The HDP still holds the key three years on

Kadri Gürsel

Yayınlanma: 16.05.2018 - 12:54
Abone Ol google-news

The HDP’s inclusion in the “Nation Alliance” would have run against the grain. An electoral alliance that includes the Good Party naturally enough excludes the HDP. The reverse applies, too: The Good Party could not be in an alliance that includes the HDP. This is painful and is upsetting, but is the reality of the opposition in the Turkey of our day. Had the HDP been taken into the alliance, the ruling party would have been equipped with a useful counterpropaganda opportunity in the parliamentary and presidential elections to attract the right-wing votes allergic to the HDP.

But there is another truth: First the HDP and then the Kurdish vote in general hold the key to the 24 June 2018 snap elections.

If the HDP does not surmount the ten per cent electoral threshold in the parliamentary elections, the “People’s Alliance” appears all but certain to attain the majority. Hence, the “Nation Alliance” must, even if unable to enter an electoral alliance with the HDP, wish for this party to surmount the electoral threshold and re-enter parliament.

If the presidential election goes to a second round, the HDP will be the key party for a second time. The answer to the question of whether the door to the opposition candidate’s presidency can be opened with this key will depend on who this candidate is and, at the same time, on the conditions prevailing in the country after 24 June.

Consequently, their own interests dictate that the parties belonging to the “Nation Alliance” develop good relations with the HDP, which they were unable to admit to their midst for realpolitik reasons, and its base. Without doubt, the most active, most creative and most advantageous position in this regard is occupied by the CHP’s presidential candidate Muharrem İnce: He has visited the HDP’s imprisoned candidate Selahattin Demirtaş and has held a rally and conveyed warm messages in Hakkâri. This was a good and correct beginning.
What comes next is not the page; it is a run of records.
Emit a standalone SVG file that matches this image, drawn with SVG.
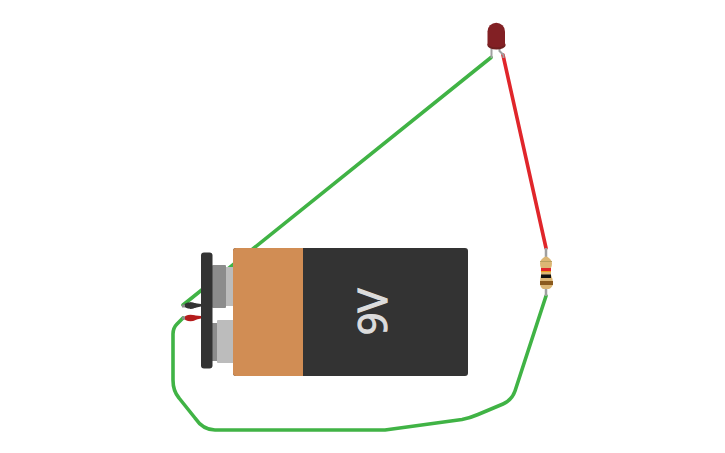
<svg xmlns="http://www.w3.org/2000/svg" width="725" height="453" viewBox="0 0 725 453">
<style>
.wire{fill:none;stroke-width:3.6;stroke-linecap:round;stroke-linejoin:round}
.g{stroke:#40b345}
.r{stroke:#e0262b}
.lead{fill:none;stroke:#a0a0a0;stroke-width:2}
</style>
<rect width="725" height="453" fill="#fff"/>
<g id="connectors">
<path class="wire g" d="M183 305L491 57.500"/>
<path class="wire g" d="M183 318L177 324Q173 328 173 334L173 380Q173 391 179 398L195 418Q203 430 215 430L385 430L462 419.500Q470 418 478 414.500L503 404Q512 400 515 391L546 296"/>
<path class="wire r" d="M503 55L546 248"/>
</g>
<g id="battery">
<rect x="225" y="267" width="10" height="39" fill="#bcbcbc"/>
<rect x="212" y="265" width="14" height="43" rx="1" fill="#8c8c8c"/>
<rect x="211" y="323" width="8" height="38" fill="#8c8c8c"/>
<rect x="217" y="320" width="18" height="43" rx="1" fill="#bcbcbc"/>
<path d="M190 302.500L201 304L201 306.500L190 309Z" fill="#333"/>
<ellipse cx="190.500" cy="305.500" rx="6.500" ry="3.300" fill="#333"/>
<rect x="182" y="304.500" width="3" height="3" fill="#8c8c8c"/>
<path d="M190 315L201 316L201 318.500L190 321Z" fill="#b51c1c"/>
<ellipse cx="190.500" cy="318" rx="6.500" ry="3.300" fill="#b51c1c"/>
<rect x="182" y="316.500" width="3" height="3" fill="#8c8c8c"/>
<rect x="201" y="252.500" width="11.500" height="116" rx="3" fill="#333"/>
<rect x="233" y="248" width="235" height="128" rx="3" fill="#333"/>
<path d="M303 248L236 248Q233 248 233 251L233 373Q233 376 236 376L303 376Z" fill="#d18d54"/>
<text transform="translate(387 312) rotate(-90)" text-anchor="middle" font-family="'Open Sans',sans-serif" font-size="40" fill="#dcdcdc" stroke="#dcdcdc" stroke-width="1.200">9V</text>
</g>
<g id="led">
<path class="lead" d="M491.500 48L491.500 58"/>
<path class="lead" d="M499.500 48L499.500 51L503.500 55L503.500 58"/>
<ellipse cx="496.500" cy="45" rx="9.200" ry="4.500" fill="#6e2020"/>
<path d="M487.500 45L487.500 31.500A8.750 8.750 0 0 1 505 31.500L505 45Q496.500 50 487.500 45Z" fill="#822024"/>
</g>
<g id="resistor">
<path d="M546 248L546 258M546 286L546 296" fill="none" stroke="#a0a0a0" stroke-width="2.500"/>
<path d="M543 258Q546 255 549 258Q552 260 552 263Q552 266 551 268L551 275Q553 279 553 283Q553 287 549 289L543 289Q540 287 540 283Q540 279 541 275L541 268Q540 266 540 263Q540 260 543 258Z" fill="#dcb674"/>
<rect x="540" y="261" width="12" height="1" fill="#b8a060"/>
<rect x="541" y="268" width="10" height="3" fill="#e0262b"/>
<rect x="541" y="271" width="10" height="1" fill="#f0a020"/>
<rect x="541" y="274.500" width="10" height="3.500" fill="#111"/>
<rect x="540" y="281" width="13" height="4" fill="#8b5a1e"/>
</g>
</svg>
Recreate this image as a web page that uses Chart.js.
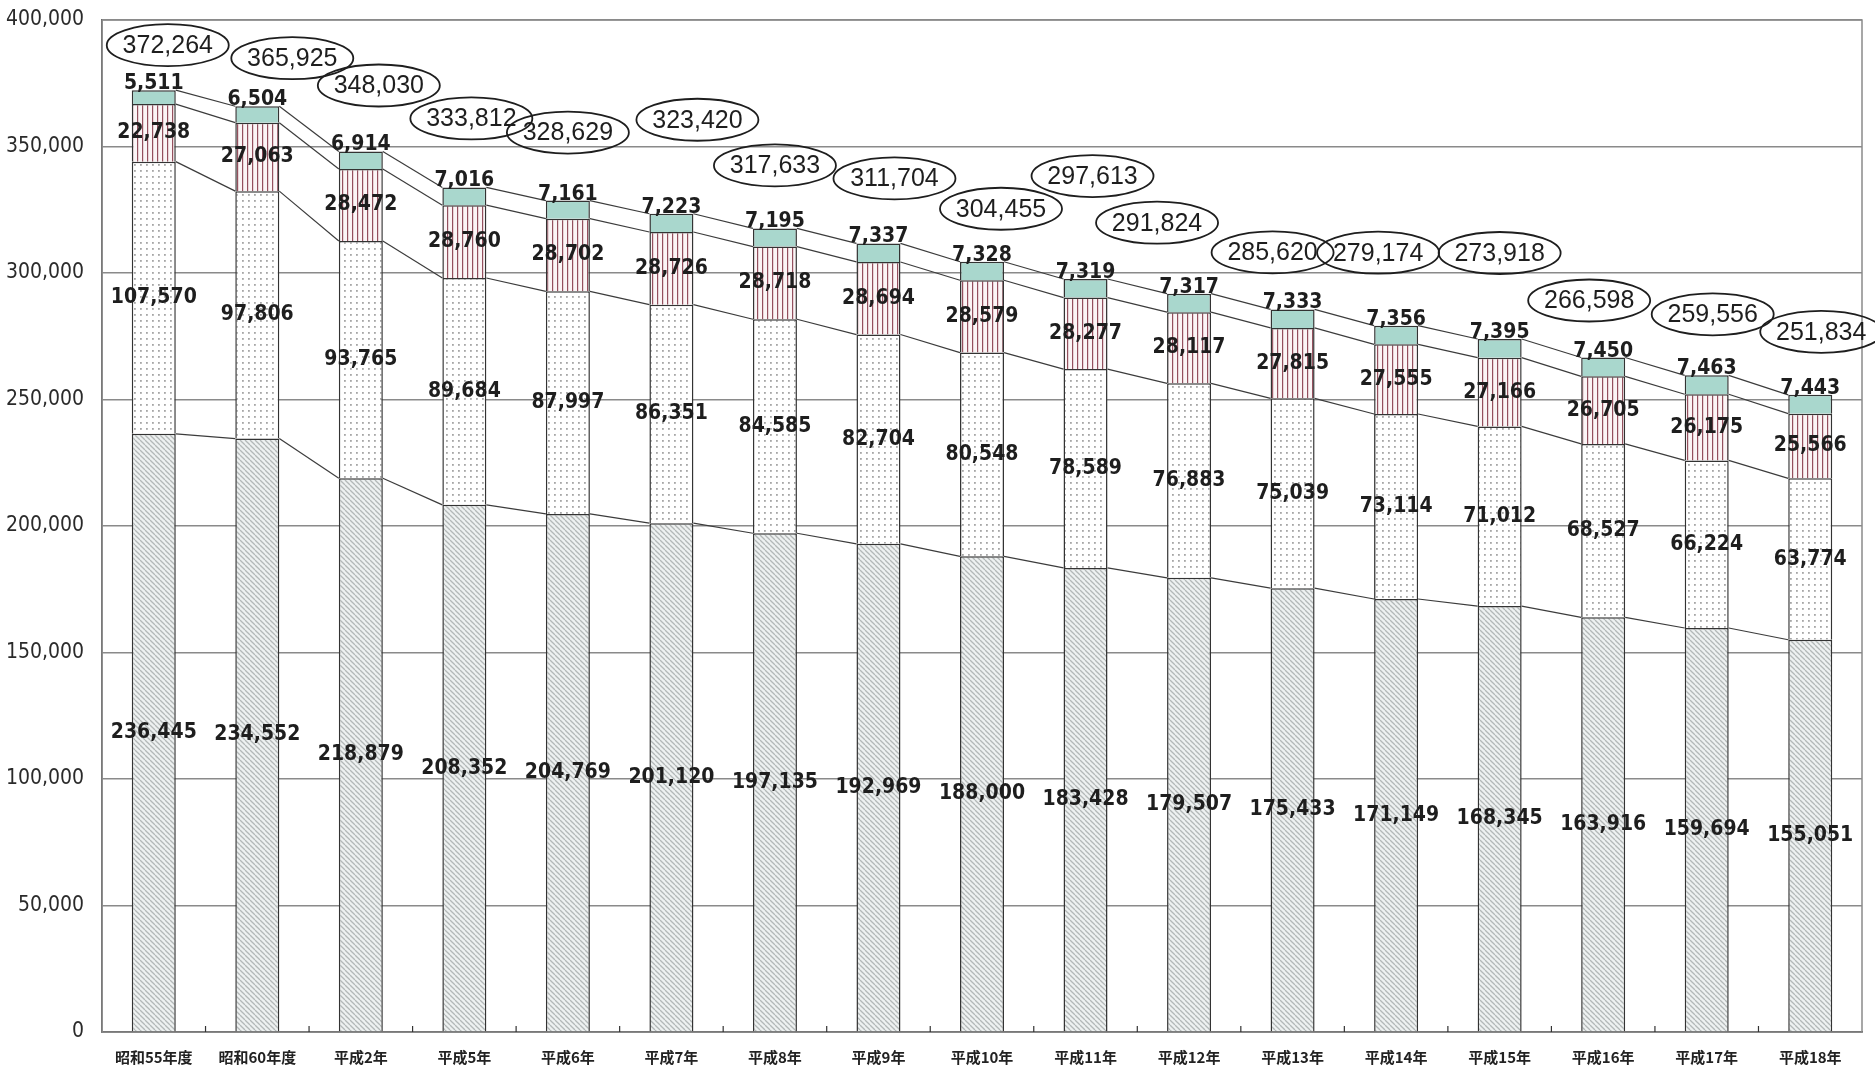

Isn’t it curious? The HDP held the key to the 7 June 2015 General Elections and now once more holds the key three years on.

Think of what has happened over these three years.

First the “non-conflict period” ended. Then state authority, having been rocked with the ditches the PKK dug, was re-established with the “positive reply” elicited by the solicitation the ruling party’s new de-facto partner Devlet Bahçeli made in April 2016 of “leave no stones standing, leave no heads on shoulders.”

Moves were launched for the HDP’s actual liquidation prior to the 16 April 2017 Constitutional Referendum.

Parliamentary immunities were lifted in May 2016; Co-Chair Selahattin Demirtaş was imprisoned in November 2016; it was wished to make him pay the price for the slogan, “We will see to it that you are not president” in the form of his still continuing imprisonment. Many HDP parliamentarians have been detained, released and redetained. Curators have been appointed to municipalities and mayors have been imprisoned. Thousands of HDP administrators and supporters are currently in prison charged with terrorist organisation membership. Despite all these disciplinary measures, the HDP has once more come before the electorate as the key-holding party.

Selahattin Demirtaş is in jail but is one more his party’s presidential candidate.

The HDP’s claim to be a “party of Turkey” conveyed the party’s desire under Selahattin Demirtaş’s leadership to turn into a true political actor. Another slogan in which this desire found expression was “We will see to it that you are not president.” The surmounting by the HDP of the unconscionable and immoral ten per cent electoral threshold in the 7 June and 1 November 2015 general elections to enable it to enter parliament was thanks to Demirtaş’s claim of being a party of Turkey and the “We will see to it that you are not president” slogan. Under conditions in which the non-conflict period gave way to conflict in the summer of 2015, the HDP’s claim to be a party of Turkey was palpably incapable of reaping its just reward and it lacked the strength for this even if the wish existed. Despite this disadvantage, the party once more managed to surmount the threshold in the 1 November 2015 “repeat elections” and enter parliament.

As to today, there is no obstacle originating from within to the HDP maintaining its claim to be a party of Turkey. Indeed, in the electoral manifestos it announced yesterday, they said, “We are a party of Turkey” and adopted a stance that promised left-leaning solutions for the whole country’s problems. Demirtaş said in a statement published in BirGün newspaper the day before yesterday, “The HDP is neither pro-Kurdish nor pro-Turkish. It must be stated most definitely that the it is not the PKK’s representative, either. The HDP is the representative of the peoples and individuals who vote for it.”

If the HDP convinces the electorate in the west of the country, it may manage to repeat its successes of 2015 on 24 June, despite the negative factors that engulf it and the severe pressure on it.